START EXCERPTED RECORDS
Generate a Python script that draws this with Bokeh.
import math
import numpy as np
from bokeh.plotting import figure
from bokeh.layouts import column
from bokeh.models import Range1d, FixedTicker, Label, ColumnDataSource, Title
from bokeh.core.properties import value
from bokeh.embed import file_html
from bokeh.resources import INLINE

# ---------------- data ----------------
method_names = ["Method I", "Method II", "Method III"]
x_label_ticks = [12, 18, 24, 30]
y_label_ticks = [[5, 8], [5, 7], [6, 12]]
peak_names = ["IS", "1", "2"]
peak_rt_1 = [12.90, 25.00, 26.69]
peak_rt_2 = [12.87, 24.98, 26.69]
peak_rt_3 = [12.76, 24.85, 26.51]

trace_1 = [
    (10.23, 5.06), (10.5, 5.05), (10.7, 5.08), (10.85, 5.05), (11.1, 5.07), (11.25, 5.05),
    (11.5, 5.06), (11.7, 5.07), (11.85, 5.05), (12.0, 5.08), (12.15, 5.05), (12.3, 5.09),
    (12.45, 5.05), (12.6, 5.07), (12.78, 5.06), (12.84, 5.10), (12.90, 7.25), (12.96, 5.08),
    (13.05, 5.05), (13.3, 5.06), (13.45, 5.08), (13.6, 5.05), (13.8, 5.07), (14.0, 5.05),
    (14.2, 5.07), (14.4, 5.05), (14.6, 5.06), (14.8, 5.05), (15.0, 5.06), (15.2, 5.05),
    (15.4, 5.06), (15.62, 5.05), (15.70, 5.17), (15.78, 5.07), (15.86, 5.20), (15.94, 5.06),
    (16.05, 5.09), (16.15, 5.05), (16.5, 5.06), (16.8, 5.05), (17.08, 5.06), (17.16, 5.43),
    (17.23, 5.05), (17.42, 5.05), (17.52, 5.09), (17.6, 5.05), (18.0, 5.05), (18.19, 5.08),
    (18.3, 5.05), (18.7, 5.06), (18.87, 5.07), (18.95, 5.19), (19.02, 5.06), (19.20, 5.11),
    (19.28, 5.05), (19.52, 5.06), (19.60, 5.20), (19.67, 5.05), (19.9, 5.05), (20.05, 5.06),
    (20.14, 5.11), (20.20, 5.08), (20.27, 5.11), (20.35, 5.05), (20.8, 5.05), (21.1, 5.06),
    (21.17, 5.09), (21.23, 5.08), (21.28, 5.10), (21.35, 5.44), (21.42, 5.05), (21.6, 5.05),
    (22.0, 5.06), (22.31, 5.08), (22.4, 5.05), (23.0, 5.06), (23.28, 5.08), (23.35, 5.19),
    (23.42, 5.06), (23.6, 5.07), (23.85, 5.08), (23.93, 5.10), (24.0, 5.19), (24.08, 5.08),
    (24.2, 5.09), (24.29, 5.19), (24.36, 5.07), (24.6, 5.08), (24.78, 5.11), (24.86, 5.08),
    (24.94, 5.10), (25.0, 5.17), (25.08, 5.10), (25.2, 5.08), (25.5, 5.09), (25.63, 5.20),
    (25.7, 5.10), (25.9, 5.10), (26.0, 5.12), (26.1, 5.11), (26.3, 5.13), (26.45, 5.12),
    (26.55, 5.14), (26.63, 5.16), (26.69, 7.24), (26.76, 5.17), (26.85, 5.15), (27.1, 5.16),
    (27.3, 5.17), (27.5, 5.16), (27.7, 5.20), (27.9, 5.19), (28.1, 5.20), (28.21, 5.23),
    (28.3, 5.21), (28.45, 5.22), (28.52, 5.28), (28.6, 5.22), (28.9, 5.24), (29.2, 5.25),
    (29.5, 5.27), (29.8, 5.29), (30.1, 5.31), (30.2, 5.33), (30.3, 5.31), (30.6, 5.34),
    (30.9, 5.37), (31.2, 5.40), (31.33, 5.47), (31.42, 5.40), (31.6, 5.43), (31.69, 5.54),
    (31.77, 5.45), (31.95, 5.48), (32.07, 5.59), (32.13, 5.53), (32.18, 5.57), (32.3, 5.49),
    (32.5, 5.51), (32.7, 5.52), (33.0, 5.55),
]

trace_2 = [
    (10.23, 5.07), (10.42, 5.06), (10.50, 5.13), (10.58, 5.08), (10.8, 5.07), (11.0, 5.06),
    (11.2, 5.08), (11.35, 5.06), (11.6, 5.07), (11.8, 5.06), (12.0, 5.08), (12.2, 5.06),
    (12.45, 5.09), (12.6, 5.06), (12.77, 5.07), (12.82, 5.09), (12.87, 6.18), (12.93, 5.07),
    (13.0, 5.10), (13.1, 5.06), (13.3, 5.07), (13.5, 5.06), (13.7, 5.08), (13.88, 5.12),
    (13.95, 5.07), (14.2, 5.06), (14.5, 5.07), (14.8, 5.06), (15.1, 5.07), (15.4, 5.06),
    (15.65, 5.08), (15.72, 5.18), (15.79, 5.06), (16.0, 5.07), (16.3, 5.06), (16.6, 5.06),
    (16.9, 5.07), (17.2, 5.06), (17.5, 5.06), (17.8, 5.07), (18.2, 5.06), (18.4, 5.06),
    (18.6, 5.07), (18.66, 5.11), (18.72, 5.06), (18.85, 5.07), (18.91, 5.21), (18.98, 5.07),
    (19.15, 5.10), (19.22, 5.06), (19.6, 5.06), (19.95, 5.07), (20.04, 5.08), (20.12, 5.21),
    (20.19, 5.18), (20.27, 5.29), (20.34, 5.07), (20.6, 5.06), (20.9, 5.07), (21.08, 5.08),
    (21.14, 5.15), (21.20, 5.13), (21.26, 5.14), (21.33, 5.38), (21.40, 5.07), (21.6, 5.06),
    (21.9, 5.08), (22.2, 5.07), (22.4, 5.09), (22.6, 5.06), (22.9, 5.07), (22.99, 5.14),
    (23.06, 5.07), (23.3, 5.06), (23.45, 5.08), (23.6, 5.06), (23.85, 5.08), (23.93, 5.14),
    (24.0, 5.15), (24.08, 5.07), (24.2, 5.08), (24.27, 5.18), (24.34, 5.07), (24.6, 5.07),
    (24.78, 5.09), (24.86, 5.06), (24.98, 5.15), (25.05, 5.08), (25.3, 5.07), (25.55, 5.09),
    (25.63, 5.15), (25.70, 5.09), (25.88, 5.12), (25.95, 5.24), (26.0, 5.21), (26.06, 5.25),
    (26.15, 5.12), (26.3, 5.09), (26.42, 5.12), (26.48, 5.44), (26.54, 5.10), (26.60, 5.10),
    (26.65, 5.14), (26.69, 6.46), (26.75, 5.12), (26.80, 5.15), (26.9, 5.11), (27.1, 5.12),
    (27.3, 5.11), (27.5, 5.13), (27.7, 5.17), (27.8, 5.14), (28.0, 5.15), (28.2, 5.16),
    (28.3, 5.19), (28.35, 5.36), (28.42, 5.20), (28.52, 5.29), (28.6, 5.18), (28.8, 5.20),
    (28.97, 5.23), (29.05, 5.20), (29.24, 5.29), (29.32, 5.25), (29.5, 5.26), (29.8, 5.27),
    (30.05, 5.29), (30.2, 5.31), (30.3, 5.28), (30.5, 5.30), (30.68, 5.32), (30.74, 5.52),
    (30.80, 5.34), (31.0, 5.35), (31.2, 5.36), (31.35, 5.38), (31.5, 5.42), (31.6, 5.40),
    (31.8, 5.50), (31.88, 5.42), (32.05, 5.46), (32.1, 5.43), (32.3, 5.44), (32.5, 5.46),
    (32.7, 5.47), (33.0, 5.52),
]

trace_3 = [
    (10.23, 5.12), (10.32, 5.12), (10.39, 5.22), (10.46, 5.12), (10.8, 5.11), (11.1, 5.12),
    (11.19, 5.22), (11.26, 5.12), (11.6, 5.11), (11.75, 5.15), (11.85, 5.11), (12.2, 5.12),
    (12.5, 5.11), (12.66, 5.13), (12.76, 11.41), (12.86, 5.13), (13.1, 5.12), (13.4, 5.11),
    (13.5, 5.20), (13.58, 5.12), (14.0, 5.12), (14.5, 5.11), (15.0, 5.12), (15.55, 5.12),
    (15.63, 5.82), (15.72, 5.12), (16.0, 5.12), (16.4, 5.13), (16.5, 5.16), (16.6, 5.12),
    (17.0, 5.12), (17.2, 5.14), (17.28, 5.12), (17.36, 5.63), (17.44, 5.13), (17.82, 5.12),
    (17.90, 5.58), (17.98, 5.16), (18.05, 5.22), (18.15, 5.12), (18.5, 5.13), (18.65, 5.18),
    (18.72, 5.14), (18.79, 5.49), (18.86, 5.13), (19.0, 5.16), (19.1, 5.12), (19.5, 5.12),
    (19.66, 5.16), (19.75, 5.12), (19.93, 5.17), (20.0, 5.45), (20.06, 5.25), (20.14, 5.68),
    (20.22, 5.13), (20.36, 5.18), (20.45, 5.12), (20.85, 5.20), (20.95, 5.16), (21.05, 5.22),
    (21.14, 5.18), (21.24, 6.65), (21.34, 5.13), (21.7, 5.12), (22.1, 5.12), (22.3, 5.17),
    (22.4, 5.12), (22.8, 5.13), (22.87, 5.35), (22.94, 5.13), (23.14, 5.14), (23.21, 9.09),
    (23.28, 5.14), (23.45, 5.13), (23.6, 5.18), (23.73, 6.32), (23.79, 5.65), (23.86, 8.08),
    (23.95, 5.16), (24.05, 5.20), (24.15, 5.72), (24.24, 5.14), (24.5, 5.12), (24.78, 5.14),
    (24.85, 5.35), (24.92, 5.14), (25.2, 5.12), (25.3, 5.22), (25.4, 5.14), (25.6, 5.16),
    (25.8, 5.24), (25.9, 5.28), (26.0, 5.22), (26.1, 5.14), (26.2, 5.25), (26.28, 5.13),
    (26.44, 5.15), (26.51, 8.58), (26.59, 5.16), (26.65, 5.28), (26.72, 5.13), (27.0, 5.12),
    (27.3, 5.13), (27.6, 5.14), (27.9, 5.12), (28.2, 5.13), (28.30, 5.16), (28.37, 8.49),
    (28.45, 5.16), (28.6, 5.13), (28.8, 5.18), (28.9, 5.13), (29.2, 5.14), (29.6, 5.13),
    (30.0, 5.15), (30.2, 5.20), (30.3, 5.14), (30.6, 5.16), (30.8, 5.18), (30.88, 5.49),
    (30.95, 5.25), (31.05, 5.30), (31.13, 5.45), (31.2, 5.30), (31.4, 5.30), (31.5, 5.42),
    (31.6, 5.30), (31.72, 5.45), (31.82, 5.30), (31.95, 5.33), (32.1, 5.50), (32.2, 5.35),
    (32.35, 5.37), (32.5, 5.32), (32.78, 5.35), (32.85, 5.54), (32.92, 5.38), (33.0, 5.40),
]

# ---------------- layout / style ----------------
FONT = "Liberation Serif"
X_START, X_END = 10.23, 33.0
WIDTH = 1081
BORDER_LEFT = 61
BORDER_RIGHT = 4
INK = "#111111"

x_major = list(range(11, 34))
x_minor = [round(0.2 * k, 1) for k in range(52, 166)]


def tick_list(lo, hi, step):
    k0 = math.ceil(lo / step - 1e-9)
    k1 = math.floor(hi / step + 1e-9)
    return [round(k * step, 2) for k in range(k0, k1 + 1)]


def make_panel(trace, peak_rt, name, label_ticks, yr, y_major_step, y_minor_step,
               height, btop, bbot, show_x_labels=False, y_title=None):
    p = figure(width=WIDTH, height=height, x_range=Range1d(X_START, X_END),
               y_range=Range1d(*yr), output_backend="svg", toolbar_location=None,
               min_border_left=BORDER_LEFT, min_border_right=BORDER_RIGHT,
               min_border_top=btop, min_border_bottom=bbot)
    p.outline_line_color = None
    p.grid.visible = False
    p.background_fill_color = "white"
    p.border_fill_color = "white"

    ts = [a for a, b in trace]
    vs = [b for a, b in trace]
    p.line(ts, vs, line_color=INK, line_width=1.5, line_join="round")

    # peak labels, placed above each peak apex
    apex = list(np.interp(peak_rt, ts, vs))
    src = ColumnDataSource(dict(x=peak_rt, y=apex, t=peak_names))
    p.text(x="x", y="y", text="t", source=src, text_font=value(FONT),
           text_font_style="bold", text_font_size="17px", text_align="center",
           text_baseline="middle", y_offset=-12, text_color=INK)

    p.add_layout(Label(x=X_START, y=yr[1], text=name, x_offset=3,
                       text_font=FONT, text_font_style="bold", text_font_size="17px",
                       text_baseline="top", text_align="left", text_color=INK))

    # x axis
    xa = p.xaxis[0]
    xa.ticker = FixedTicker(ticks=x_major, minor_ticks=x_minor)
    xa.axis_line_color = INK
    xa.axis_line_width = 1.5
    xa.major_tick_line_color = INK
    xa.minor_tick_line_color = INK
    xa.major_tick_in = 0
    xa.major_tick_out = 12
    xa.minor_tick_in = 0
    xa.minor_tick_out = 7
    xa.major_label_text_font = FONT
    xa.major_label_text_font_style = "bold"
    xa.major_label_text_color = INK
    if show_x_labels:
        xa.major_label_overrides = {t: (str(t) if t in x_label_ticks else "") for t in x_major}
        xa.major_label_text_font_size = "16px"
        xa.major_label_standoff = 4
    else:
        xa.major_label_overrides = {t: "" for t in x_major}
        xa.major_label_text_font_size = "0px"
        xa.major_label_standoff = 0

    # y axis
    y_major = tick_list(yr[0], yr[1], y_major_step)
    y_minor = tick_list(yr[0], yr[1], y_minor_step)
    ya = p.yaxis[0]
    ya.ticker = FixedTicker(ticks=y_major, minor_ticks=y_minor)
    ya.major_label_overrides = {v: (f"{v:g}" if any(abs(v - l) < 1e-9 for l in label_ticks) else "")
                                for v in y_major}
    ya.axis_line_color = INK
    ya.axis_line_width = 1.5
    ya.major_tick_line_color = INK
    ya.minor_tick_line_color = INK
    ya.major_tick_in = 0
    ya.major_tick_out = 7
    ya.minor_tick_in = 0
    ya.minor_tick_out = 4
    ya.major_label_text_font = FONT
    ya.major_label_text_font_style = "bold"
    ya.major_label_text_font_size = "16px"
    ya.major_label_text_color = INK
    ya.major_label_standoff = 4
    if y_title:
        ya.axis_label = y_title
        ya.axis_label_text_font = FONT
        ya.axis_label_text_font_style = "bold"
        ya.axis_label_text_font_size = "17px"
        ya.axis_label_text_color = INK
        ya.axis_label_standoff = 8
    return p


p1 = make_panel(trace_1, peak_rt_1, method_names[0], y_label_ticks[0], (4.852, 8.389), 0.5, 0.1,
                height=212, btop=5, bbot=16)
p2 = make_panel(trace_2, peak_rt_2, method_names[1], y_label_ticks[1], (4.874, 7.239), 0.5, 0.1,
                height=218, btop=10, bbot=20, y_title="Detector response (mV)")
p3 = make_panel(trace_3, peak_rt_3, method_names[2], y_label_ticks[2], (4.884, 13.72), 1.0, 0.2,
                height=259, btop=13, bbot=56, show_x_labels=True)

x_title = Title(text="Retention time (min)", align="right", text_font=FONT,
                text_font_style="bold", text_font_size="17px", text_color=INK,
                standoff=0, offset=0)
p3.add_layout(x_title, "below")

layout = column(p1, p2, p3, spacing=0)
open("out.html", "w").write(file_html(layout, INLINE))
END EXCERPTED RECORDS
START EXCERPTED RECORDS
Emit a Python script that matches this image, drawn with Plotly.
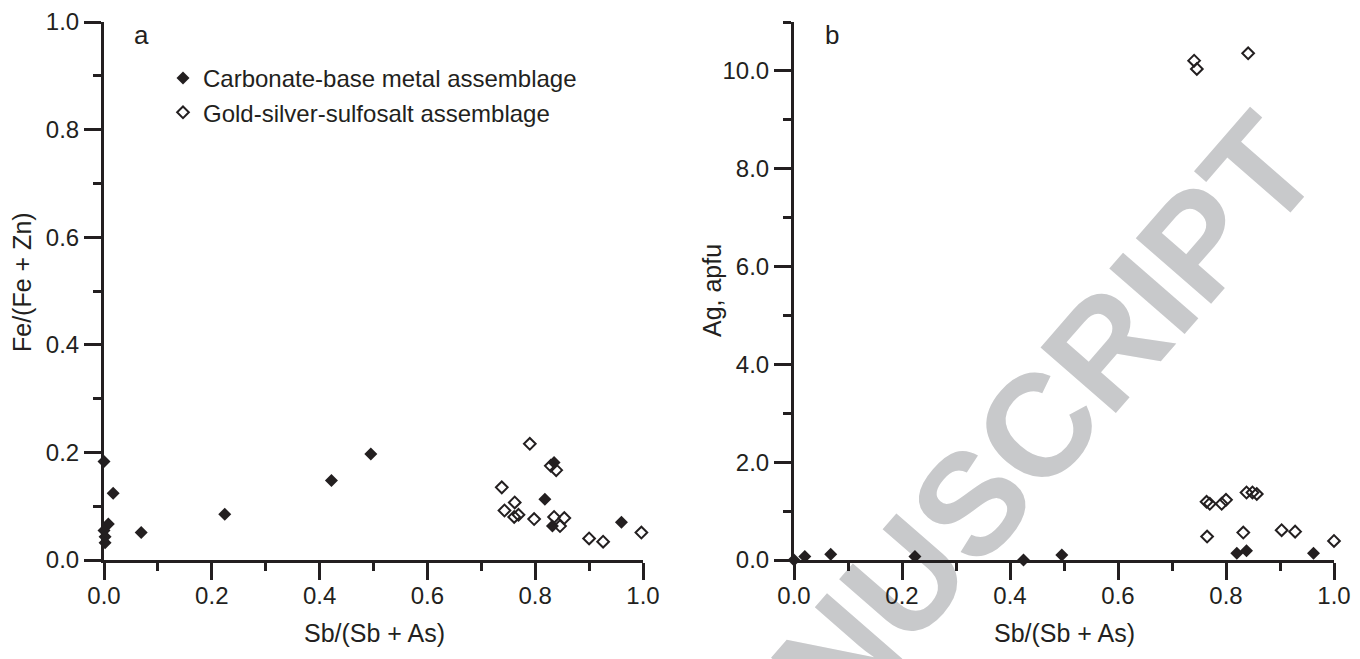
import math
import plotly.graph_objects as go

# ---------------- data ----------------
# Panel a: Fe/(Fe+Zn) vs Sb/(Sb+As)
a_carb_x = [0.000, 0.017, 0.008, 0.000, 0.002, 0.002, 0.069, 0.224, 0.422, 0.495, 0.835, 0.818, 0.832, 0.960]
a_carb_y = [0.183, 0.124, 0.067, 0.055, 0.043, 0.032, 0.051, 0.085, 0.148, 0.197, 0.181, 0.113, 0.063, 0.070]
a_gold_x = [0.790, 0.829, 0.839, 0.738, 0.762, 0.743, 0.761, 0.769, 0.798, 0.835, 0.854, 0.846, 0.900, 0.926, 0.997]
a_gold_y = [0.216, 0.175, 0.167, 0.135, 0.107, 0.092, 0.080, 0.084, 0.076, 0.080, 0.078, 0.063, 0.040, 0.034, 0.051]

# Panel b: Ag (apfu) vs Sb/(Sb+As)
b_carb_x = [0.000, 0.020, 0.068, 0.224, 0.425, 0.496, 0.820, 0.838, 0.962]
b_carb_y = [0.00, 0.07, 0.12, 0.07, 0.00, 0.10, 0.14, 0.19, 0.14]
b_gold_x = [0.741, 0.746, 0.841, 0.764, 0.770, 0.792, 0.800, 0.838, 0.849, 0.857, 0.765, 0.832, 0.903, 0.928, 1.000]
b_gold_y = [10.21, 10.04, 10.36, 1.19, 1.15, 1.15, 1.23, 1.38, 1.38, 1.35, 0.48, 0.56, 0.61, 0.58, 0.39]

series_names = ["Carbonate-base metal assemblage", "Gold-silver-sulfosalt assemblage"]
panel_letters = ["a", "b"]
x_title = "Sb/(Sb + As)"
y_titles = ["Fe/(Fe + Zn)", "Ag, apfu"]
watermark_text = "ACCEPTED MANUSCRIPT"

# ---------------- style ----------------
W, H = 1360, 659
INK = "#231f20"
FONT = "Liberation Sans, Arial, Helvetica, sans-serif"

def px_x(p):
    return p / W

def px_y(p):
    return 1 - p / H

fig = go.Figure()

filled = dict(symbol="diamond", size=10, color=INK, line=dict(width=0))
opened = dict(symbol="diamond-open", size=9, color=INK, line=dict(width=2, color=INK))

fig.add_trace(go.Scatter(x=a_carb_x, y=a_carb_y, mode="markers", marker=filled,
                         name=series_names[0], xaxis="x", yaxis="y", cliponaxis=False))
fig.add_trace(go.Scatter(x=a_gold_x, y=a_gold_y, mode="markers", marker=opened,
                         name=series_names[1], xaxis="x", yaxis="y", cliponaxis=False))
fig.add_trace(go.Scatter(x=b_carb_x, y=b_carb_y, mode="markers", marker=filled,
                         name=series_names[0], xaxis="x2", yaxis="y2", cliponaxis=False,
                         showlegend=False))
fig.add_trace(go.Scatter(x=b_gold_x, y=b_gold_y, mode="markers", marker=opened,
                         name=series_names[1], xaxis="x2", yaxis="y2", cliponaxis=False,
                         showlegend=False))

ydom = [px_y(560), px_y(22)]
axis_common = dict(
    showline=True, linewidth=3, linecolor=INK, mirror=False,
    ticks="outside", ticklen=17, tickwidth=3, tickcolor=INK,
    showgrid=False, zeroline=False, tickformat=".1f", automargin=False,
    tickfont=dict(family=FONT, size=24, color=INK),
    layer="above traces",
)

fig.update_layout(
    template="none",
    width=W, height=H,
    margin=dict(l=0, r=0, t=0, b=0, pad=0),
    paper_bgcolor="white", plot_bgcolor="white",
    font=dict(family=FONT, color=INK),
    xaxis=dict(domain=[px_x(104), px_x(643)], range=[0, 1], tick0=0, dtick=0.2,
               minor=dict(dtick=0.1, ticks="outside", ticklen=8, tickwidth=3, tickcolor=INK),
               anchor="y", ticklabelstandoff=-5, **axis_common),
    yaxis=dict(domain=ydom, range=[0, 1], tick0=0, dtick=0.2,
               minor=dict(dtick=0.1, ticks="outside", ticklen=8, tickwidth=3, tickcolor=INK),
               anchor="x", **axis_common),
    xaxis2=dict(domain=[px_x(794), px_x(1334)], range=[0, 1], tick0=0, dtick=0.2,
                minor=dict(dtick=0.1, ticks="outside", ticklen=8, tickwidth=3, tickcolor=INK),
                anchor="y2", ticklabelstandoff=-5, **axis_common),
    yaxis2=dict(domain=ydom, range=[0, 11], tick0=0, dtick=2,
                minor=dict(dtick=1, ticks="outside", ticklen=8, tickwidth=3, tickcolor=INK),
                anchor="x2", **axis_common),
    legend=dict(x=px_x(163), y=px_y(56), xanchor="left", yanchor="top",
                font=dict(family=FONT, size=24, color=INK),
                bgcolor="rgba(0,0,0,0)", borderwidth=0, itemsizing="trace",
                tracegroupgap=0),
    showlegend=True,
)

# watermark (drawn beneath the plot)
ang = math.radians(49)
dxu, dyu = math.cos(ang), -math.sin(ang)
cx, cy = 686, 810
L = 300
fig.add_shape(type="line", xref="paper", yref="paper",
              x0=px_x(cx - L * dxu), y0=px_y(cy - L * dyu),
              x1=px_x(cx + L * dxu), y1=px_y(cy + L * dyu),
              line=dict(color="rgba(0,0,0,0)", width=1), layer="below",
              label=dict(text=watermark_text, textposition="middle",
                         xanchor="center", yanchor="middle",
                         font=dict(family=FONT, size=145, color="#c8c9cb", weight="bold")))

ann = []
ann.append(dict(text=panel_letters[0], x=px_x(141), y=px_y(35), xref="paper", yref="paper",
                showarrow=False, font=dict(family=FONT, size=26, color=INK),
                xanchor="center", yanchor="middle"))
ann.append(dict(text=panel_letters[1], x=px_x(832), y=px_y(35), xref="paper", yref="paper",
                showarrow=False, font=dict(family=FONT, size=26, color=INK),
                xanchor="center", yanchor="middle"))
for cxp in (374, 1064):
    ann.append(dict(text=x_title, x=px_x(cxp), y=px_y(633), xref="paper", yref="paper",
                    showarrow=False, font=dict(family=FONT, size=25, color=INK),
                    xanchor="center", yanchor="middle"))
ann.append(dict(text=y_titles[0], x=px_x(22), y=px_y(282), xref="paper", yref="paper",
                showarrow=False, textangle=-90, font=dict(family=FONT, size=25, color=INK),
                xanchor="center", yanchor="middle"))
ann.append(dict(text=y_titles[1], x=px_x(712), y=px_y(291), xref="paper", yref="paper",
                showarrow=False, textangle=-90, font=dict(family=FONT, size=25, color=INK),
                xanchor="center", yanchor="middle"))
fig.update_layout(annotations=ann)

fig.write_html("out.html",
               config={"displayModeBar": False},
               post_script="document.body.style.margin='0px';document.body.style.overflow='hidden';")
END EXCERPTED RECORDS
■ **WHAT YOU SHOULD DO**
Repeat exactly the part that opens with the line containing "Emit a Python" and closes with the line containing "0.61, 0.58, 0.39]". Include both end lines, and drop the pictures.

■ **ANSWER FOR THIS EXERCISE**
Emit a Python script that matches this image, drawn with Plotly.
import math
import plotly.graph_objects as go

# ---------------- data ----------------
# Panel a: Fe/(Fe+Zn) vs Sb/(Sb+As)
a_carb_x = [0.000, 0.017, 0.008, 0.000, 0.002, 0.002, 0.069, 0.224, 0.422, 0.495, 0.835, 0.818, 0.832, 0.960]
a_carb_y = [0.183, 0.124, 0.067, 0.055, 0.043, 0.032, 0.051, 0.085, 0.148, 0.197, 0.181, 0.113, 0.063, 0.070]
a_gold_x = [0.790, 0.829, 0.839, 0.738, 0.762, 0.743, 0.761, 0.769, 0.798, 0.835, 0.854, 0.846, 0.900, 0.926, 0.997]
a_gold_y = [0.216, 0.175, 0.167, 0.135, 0.107, 0.092, 0.080, 0.084, 0.076, 0.080, 0.078, 0.063, 0.040, 0.034, 0.051]

# Panel b: Ag (apfu) vs Sb/(Sb+As)
b_carb_x = [0.000, 0.020, 0.068, 0.224, 0.425, 0.496, 0.820, 0.838, 0.962]
b_carb_y = [0.00, 0.07, 0.12, 0.07, 0.00, 0.10, 0.14, 0.19, 0.14]
b_gold_x = [0.741, 0.746, 0.841, 0.764, 0.770, 0.792, 0.800, 0.838, 0.849, 0.857, 0.765, 0.832, 0.903, 0.928, 1.000]
b_gold_y = [10.21, 10.04, 10.36, 1.19, 1.15, 1.15, 1.23, 1.38, 1.38, 1.35, 0.48, 0.56, 0.61, 0.58, 0.39]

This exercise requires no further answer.